Angel and the Badman is a 1947 American Western film written and directed by James Edward Grant and starring John Wayne, Gail Russell, Harry Carey and Bruce Cabot. The film is about an injured gunfighter who is nursed back to health by a Quaker girl and her family whose way of life influences him and his violent ways. Angel and the Badman was the first film Wayne produced as well as starred in, and was a departure for this genre at the time it was released. Writer-director James Edward Grant was Wayne's frequent screenwriting collaborator.

Charade is a 1963 American romantic comedy mystery film directed by Stanley Donen, written by Peter Stone and Marc Behm, and starring Cary Grant and Audrey Hepburn. The cast also features Walter Matthau, James Coburn, George Kennedy, Dominique Minot, Ned Glass, and Jacques Marin. It spans three genres: suspense thriller, romance and comedy. Because Universal Pictures published the movie with an invalid copyright notice, the film entered the public domain in the United States immediately upon its release.

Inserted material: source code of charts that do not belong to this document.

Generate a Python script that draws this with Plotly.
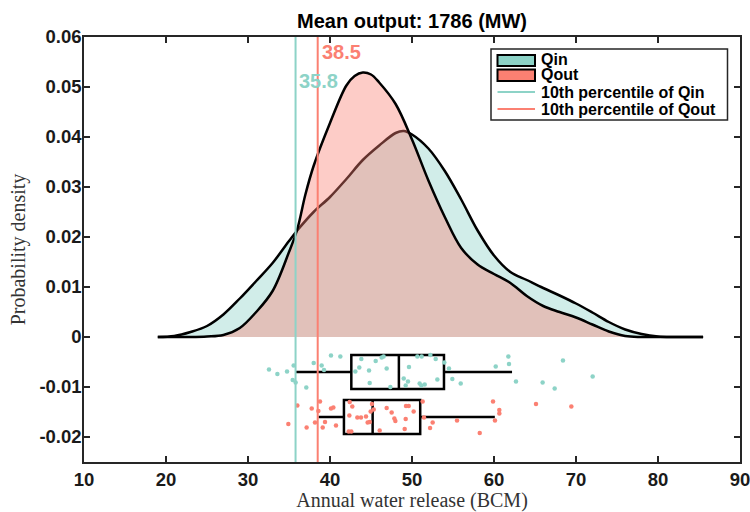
import plotly.graph_objects as go

# ---------------- data ----------------
# kernel density of annual water release (BCM)
kde_x_in = [19, 21, 23, 25, 27, 29, 31, 33, 35, 36, 38, 40, 42, 44, 46, 48, 49, 50, 52, 54,
            56, 58, 60, 62, 64, 66, 68, 70, 72, 74, 76, 78, 80, 82, 85.5]
kde_in = [0.0, 0.0002, 0.0010, 0.0022, 0.0045, 0.0077, 0.0112, 0.0148, 0.0192, 0.0213, 0.0250,
          0.0280, 0.0316, 0.0354, 0.0383, 0.0408, 0.0412, 0.0405, 0.0377, 0.0332, 0.0275,
          0.0213, 0.0163, 0.0130, 0.0114, 0.0098, 0.0083, 0.0067, 0.0049, 0.0030, 0.0015,
          0.0006, 0.0001, 0.0, 0.0]

kde_x_out = [19, 23, 25, 27, 29, 31, 33, 35, 36, 37, 38, 40, 42, 43, 44, 45, 46, 48, 50, 52,
             54, 56, 58, 60, 62, 64, 66, 68, 70, 72, 74, 76, 78, 82, 85.5]
kde_out = [0.0, 0.0, 0.0001, 0.0004, 0.0018, 0.0050, 0.0092, 0.0170, 0.0215, 0.0285, 0.0342,
           0.0428, 0.0503, 0.0522, 0.0529, 0.0525, 0.0509, 0.0466, 0.0395, 0.0313, 0.0240,
           0.0178, 0.0145, 0.0126, 0.0108, 0.0082, 0.0062, 0.0050, 0.0039, 0.0025, 0.0011,
           0.0002, 0.0, 0.0, 0.0]

# jittered samples
qin_pts_x = [32.56, 33.58, 34.76, 35.57, 35.45, 35.81, 37.11, 38.01, 38.98, 39.27, 40.12, 41.26,
             43.09, 43.57, 43.82, 44.76, 44.84, 45.57, 46.30, 46.54, 46.91, 47.36, 48.99, 49.23,
             49.51, 49.63, 50.65, 51.18, 50.93, 51.14, 51.55, 52.24, 52.89, 53.09, 53.94, 54.51,
             54.92, 55.94, 60.21, 61.75, 61.83, 62.68, 65.93, 67.40, 68.41, 72.03]
qin_pts_y = [-0.0065, -0.0074, -0.0069, -0.0057, -0.0086, -0.0091, -0.0101, -0.0052, -0.0057,
             -0.0066, -0.0037, -0.0039, -0.0069, -0.0061, -0.0044, -0.0067, -0.0092, -0.0048,
             -0.0041, -0.0039, -0.0063, -0.0100, -0.0083, -0.0097, -0.0089, -0.0060, -0.0039,
             -0.0039, -0.0093, -0.0097, -0.0095, -0.0036, -0.0044, -0.0085, -0.0051, -0.0063,
             -0.0084, -0.0093, -0.0059, -0.0039, -0.0054, -0.0089, -0.0091, -0.0103, -0.0047,
             -0.0079]
qout_pts_x = [36.02, 37.77, 38.78, 38.58, 34.92, 37.15, 38.17, 39.11, 39.39, 40.12, 40.41, 40.73,
              42.40, 42.36, 42.28, 42.60, 42.72, 43.33, 43.78, 44.39, 44.59, 44.84, 44.96, 45.12,
              45.33, 46.06, 46.91, 47.52, 47.85, 47.97, 49.27, 49.60, 49.23, 49.11, 50.20, 51.30,
              51.46, 52.52, 52.20, 55.49, 58.26, 59.88, 60.65, 60.65, 60.12, 65.12, 69.43]
qout_pts_y = [-0.0137, -0.0143, -0.0129, -0.0148, -0.0174, -0.0181, -0.0171, -0.0181, -0.0170,
              -0.0143, -0.0141, -0.0177, -0.0130, -0.0157, -0.0189, -0.0189, -0.0139, -0.0161,
              -0.0161, -0.0159, -0.0171, -0.0170, -0.0149, -0.0134, -0.0145, -0.0187, -0.0142,
              -0.0151, -0.0163, -0.0168, -0.0138, -0.0138, -0.0164, -0.0184, -0.0149, -0.0129,
              -0.0161, -0.0171, -0.0182, -0.0167, -0.0192, -0.0129, -0.0146, -0.0153, -0.0167,
              -0.0134, -0.0139]

# box-plot statistics
series_names = ["Qin", "Qout"]
box_pos = [-0.0070, -0.0160]
box_lower = [35.8, 38.6]
box_q1 = [42.6, 41.7]
box_median = [48.4, 45.2]
box_q3 = [53.9, 51.0]
box_upper = [62.2, 60.1]

p10 = [35.8, 38.5]
mean_output = 1786

x_ticks = [10, 20, 30, 40, 50, 60, 70, 80, 90]
y_ticks = [-0.02, -0.01, 0, 0.01, 0.02, 0.03, 0.04, 0.05, 0.06]
y_tick_labels = ["-0.02", "-0.01", "0", "0.01", "0.02", "0.03", "0.04", "0.05", "0.06"]

# ---------------- styling ----------------
TEAL = "#8dd3c7"
RED = "#fb8072"
TEAL_A = "rgba(141,211,199,0.4)"
RED_A = "rgba(251,128,114,0.4)"
SANS = "Liberation Sans"
SERIF = "Liberation Serif"
AXC = "#262626"

fig = go.Figure()

fig.add_trace(go.Scatter(x=kde_x_in, y=kde_in, mode="lines", line=dict(color="black", width=2.5, shape="spline"),
                         fill="tozeroy", fillcolor=TEAL_A, name="Qin", showlegend=False))
fig.add_trace(go.Scatter(x=kde_x_out, y=kde_out, mode="lines", line=dict(color="black", width=2.5, shape="spline"),
                         fill="tozeroy", fillcolor=RED_A, name="Qout", showlegend=False))

fig.add_trace(go.Scatter(x=qin_pts_x, y=qin_pts_y, mode="markers", marker=dict(color=TEAL, size=4.5),
                         showlegend=False, hoverinfo="skip"))
fig.add_trace(go.Scatter(x=qout_pts_x, y=qout_pts_y, mode="markers", marker=dict(color=RED, size=4.5),
                         showlegend=False, hoverinfo="skip"))

for i in range(2):
    fig.add_trace(go.Box(orientation="h", y=[box_pos[i]], q1=[box_q1[i]], median=[box_median[i]],
                         q3=[box_q3[i]], lowerfence=[box_lower[i]], upperfence=[box_upper[i]],
                         width=0.0068, whiskerwidth=0, boxpoints=False,
                         line=dict(color="black", width=2.5), fillcolor="rgba(0,0,0,0)",
                         name=series_names[i], showlegend=False))

for i, c in enumerate([TEAL, RED]):
    fig.add_trace(go.Scatter(x=[p10[i], p10[i]], y=[-0.025, 0.06], mode="lines",
                             line=dict(color=c, width=2), showlegend=False,
                             name="10th percentile of " + series_names[i]))

# percentile labels
fig.add_annotation(x=p10[0], y=0.0513, xref="x", yref="y", text="<b>%.1f</b>" % p10[0], showarrow=False,
                   xanchor="left", yanchor="middle", xshift=1, font=dict(family=SANS, size=20, color=TEAL))
fig.add_annotation(x=p10[1], y=0.0570, xref="x", yref="y", text="<b>%.1f</b>" % p10[1], showarrow=False,
                   xanchor="left", yanchor="middle", xshift=2, font=dict(family=SANS, size=20, color=RED))

# ---------------- manual legend (paper coordinates) ----------------
L, R, T, B = 84, 740, 37, 462
def pxx(px):
    return (px - L) / (R - L)
def pxy(py):
    return (B - py) / (B - T)

shapes = []
shapes.append(dict(type="rect", xref="paper", yref="paper", x0=pxx(491), x1=pxx(727.5), y0=pxy(49), y1=pxy(120),
                   line=dict(color=AXC, width=1.5), fillcolor="white", layer="above"))
shapes.append(dict(type="rect", xref="paper", yref="paper", x0=pxx(497.5), x1=pxx(535), y0=pxy(55), y1=pxy(66),
                   line=dict(color="black", width=2), fillcolor=TEAL, layer="above"))
shapes.append(dict(type="rect", xref="paper", yref="paper", x0=pxx(497.5), x1=pxx(535), y0=pxy(69.5), y1=pxy(81),
                   line=dict(color="black", width=2), fillcolor=RED, layer="above"))
shapes.append(dict(type="line", xref="paper", yref="paper", x0=pxx(497.5), x1=pxx(535), y0=pxy(92), y1=pxy(92),
                   line=dict(color=TEAL, width=2), layer="above"))
shapes.append(dict(type="line", xref="paper", yref="paper", x0=pxx(497.5), x1=pxx(535), y0=pxy(109), y1=pxy(109),
                   line=dict(color=RED, width=2), layer="above"))
legend_texts = ["Qin", "Qout", "10th percentile of Qin", "10th percentile of Qout"]
legend_rows = [60, 75, 92, 109]
for t, r in zip(legend_texts, legend_rows):
    fig.add_annotation(x=pxx(539), y=pxy(r), xref="paper", yref="paper", text="<b>%s</b>" % t, showarrow=False,
                       xanchor="left", yanchor="middle", font=dict(family=SANS, size=16, color="black"))

fig.update_layout(
    width=750, height=512,
    margin=dict(l=L, r=750 - R, t=T, b=512 - B),
    plot_bgcolor="white", paper_bgcolor="white",
    shapes=shapes,
    title=dict(text="<b>Mean output: %d (MW)</b>" % mean_output, x=pxx(412), xref="paper",
               xanchor="center", y=1 - 21 / 512, yref="container", yanchor="middle",
               font=dict(family=SANS, size=20, color="black")),
    xaxis=dict(range=[10, 90], tickvals=x_ticks, ticks="inside", ticklen=6, tickwidth=1.5, tickcolor=AXC,
               showline=True, linecolor=AXC, linewidth=1.5, mirror="ticks", showgrid=False, zeroline=False,
               automargin=False, ticklabeloverflow="allow",
               tickfont=dict(family=SANS, size=18.5, color="#1a1a1a", weight="bold"), ticklabelstandoff=0,
               title=dict(text="Annual water release (BCM)", font=dict(family=SERIF, size=20, color="#333333"),
                          standoff=8)),
    yaxis=dict(range=[-0.025, 0.06], tickvals=y_ticks, ticktext=y_tick_labels, ticks="inside", ticklen=6,
               tickwidth=1.5, tickcolor=AXC, showline=True, linecolor=AXC, linewidth=1.5, mirror="ticks",
               showgrid=False, zeroline=False, automargin=False,
               tickfont=dict(family=SANS, size=18.5, color="#1a1a1a", weight="bold"), ticklabelstandoff=-3,
               title=dict(text="Probability density", font=dict(family=SERIF, size=20, color="#333333"),
                          standoff=8)),
)

fig.write_html("out.html")
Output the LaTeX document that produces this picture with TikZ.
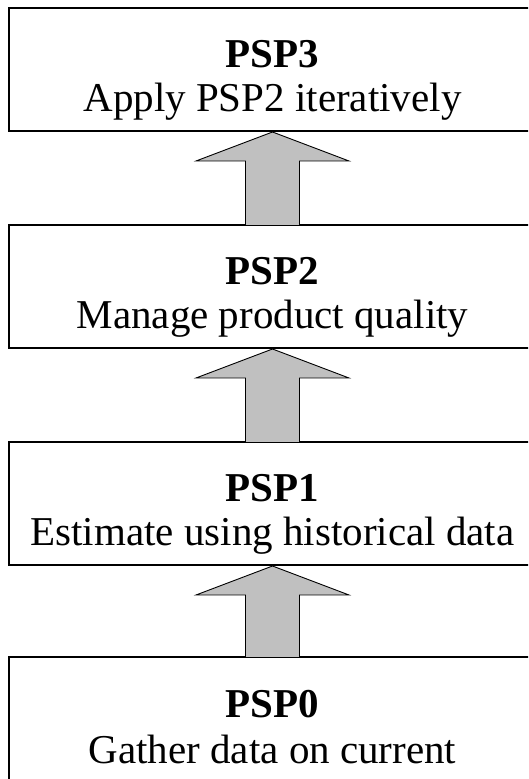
\documentclass[tikz,border=0pt]{standalone}
\usepackage{fontspec}
\setmainfont{Liberation Serif}
\usetikzlibrary{calc}
\definecolor{arrowgray}{RGB}{192,192,192}
\begin{document}
\begin{tikzpicture}[x=1pt,y=1pt,
  levelbox/.style={draw=black, line width=1.3pt, fill=white, rectangle,
    minimum width=527pt, minimum height=123pt, inner sep=0pt, outer sep=0pt},
  title/.style={anchor=base, inner sep=0pt, font=\fontsize{41}{44}\selectfont\bfseries},
  subtitle/.style={anchor=base, inner sep=0pt, font=\fontsize{41}{44}\selectfont},
  fatarrow/.style={fill=arrowgray, draw=black, line width=0.9pt, line join=miter}]
\useasboundingbox (0,0) rectangle (528,779);
\clip (0,0) rectangle (528,779);

% boxes (y measured from the bottom: y = 779 - pixel row)
\node[levelbox] (b3) at (272.5,709.5) {};
\node[levelbox] (b2) at (272.5,492.5) {};
\node[levelbox] (b1) at (272.5,275.5) {};
\node[levelbox] (b0) at (272.5,60.5) {};

% texts
\node[title]    (t3) at ($(b3.north)+(0,-60)$)  {PSP3};
\node[subtitle] (s3) at ($(b3.north)+(0,-104)$) {Apply PSP2 iteratively};
\node[title]    (t2) at ($(b2.north)+(0,-60)$)  {PSP2};
\node[subtitle] (s2) at ($(b2.north)+(0,-104)$) {Manage product quality};
\node[title]    (t1) at ($(b1.north)+(0,-60)$)  {PSP1};
\node[subtitle] (s1) at ($(b1.north)+(0,-104)$) {Estimate using historical data};
\node[title]    (t0) at ($(b0.north)+(0,-61)$)  {PSP0};
\node[subtitle] (s0) at ($(b0.north)+(0,-106)$) {Gather data on current};

% block arrows from lower box up to upper box
\foreach \lo/\hi in {b2/b3, b1/b2, b0/b1}{
  \filldraw[fatarrow]
    ($(\lo.north)+(-27,0)$) |- ($(\hi.south)+(-76.5,-30)$)
    -- ($(\hi.south)+(0,-1)$)
    -- ($(\hi.south)+(76.5,-30)$)
    -| ($(\lo.north)+(27,0)$);
}
\end{tikzpicture}
\end{document}
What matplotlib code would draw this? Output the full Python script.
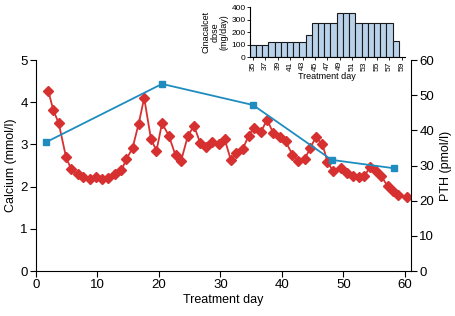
import matplotlib
matplotlib.use("Agg")
import matplotlib.pyplot as plt
import numpy as np

plt.rcParams['font.family'] = ['Liberation Sans', 'DejaVu Sans']

# Calcium series (mmol/l)
ca_day = [2.0, 2.8, 3.7, 4.9, 5.7, 6.8, 7.7, 8.8, 9.8, 10.7, 11.7, 12.8, 13.9, 14.7, 15.7,
          16.7, 17.6, 18.7, 19.6, 20.5, 21.6, 22.7, 23.6, 24.7, 25.7, 26.7, 27.6, 28.7, 29.7,
          30.7, 31.7, 32.6, 33.6, 34.6, 35.5, 36.6, 37.6, 38.6, 39.7, 40.6, 41.7, 42.7, 43.7,
          44.6, 45.5, 46.6, 47.4, 48.3, 49.6, 50.6, 51.5, 52.5, 53.4, 54.3, 55.3, 56.2, 57.2,
          58.1, 58.9, 60.4]
ca_val = [4.27, 3.82, 3.50, 2.69, 2.42, 2.29, 2.22, 2.17, 2.23, 2.17, 2.21, 2.31, 2.39, 2.65,
          2.91, 3.49, 4.10, 3.13, 2.85, 3.50, 3.21, 2.74, 2.61, 3.20, 3.44, 3.04, 2.94, 3.06,
          3.01, 3.12, 2.63, 2.79, 2.88, 3.21, 3.40, 3.30, 3.59, 3.26, 3.18, 3.07, 2.76, 2.61,
          2.65, 2.91, 3.17, 3.00, 2.59, 2.37, 2.45, 2.32, 2.24, 2.22, 2.24, 2.46, 2.38, 2.24,
          2.01, 1.89, 1.79, 1.76]

# PTH series (pmol/l)
pth_day = [1.6, 20.5, 35.3, 48.1, 58.3]
pth_val = [36.6, 53.2, 47.2, 31.6, 29.2]

# Cinacalcet dose (mg/day)
dose_day = list(range(35, 59))
dose_val = [95, 95, 95, 120, 120, 120, 120, 120, 120, 180, 270, 270, 270, 270,
            355, 355, 355, 270, 270, 270, 270, 270, 270, 125]

red = '#d63030'
blue = '#1f8cc0'

fig = plt.figure(figsize=(4.55, 3.16), dpi=100)
ax = fig.add_axes([0.0791, 0.1424, 0.8242, 0.6677])
ax.plot(ca_day, ca_val, color=red, marker='D', markersize=5.5, linewidth=1.3, zorder=3)
ax.set_xlim(0, 61)
ax.set_ylim(0, 5)
ax.set_xticks([0, 10, 20, 30, 40, 50, 60])
ax.set_yticks([0, 1, 2, 3, 4, 5])
ax.spines['top'].set_visible(False)
ax.spines['right'].set_visible(False)
ax.tick_params(direction='out', length=4, labelsize=9.5, width=0.8, pad=2)
ax.set_xlabel('Treatment day', fontsize=9, labelpad=2)
ax.set_ylabel('Calcium (mmol/l)', fontsize=9, labelpad=2)

ax2 = ax.twinx()
ax2.plot(pth_day, pth_val, color=blue, marker='s', markersize=5, linewidth=1.3, zorder=2)
ax2.set_ylim(0, 60)
ax2.set_yticks([0, 10, 20, 30, 40, 50, 60])
ax2.spines['top'].set_visible(False)
ax2.spines['left'].set_visible(False)
ax2.spines['bottom'].set_visible(False)
ax2.tick_params(direction='out', length=4, labelsize=9.5, width=0.8, pad=2)
ax2.set_ylabel('PTH (pmol/l)', fontsize=9, labelpad=4)

# inset
ins = fig.add_axes([0.549, 0.8196, 0.341, 0.158])
ins.bar(dose_day, dose_val, width=1.0, color='#b9d2ea', edgecolor='#1a1a1a', linewidth=0.8)
ins.set_xlim(34.5, 59.5)
ins.set_ylim(0, 400)
ins.set_yticks([0, 100, 200, 300, 400])
ins.set_xticks(list(range(35, 60, 2)))
ins.set_xticklabels([str(d) for d in range(35, 60, 2)], rotation=90)
ins.spines['top'].set_visible(False)
ins.spines['right'].set_visible(False)
ins.tick_params(direction='out', length=2, labelsize=6, width=0.6, pad=1)
ins.set_xlabel('Treatment day', fontsize=6.5, labelpad=1)
ins.set_ylabel('Cinacalcet\ndose\n(mg/day)', fontsize=6.5, labelpad=2, linespacing=1.0)

fig.savefig('out.png', dpi=100)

The film is notable for its screenplay, especially the repartee between Grant and Hepburn, for having been filmed on location in Paris, for Henry Mancini's score and theme song, and for the animated titles by Maurice Binder. Charade has received generally positive reviews from critics, and was additionally noted to contain influences of genres such as whodunit, screwball and spy thriller. It has also been referred to as "the best Hitchcock movie that Hitchcock never made".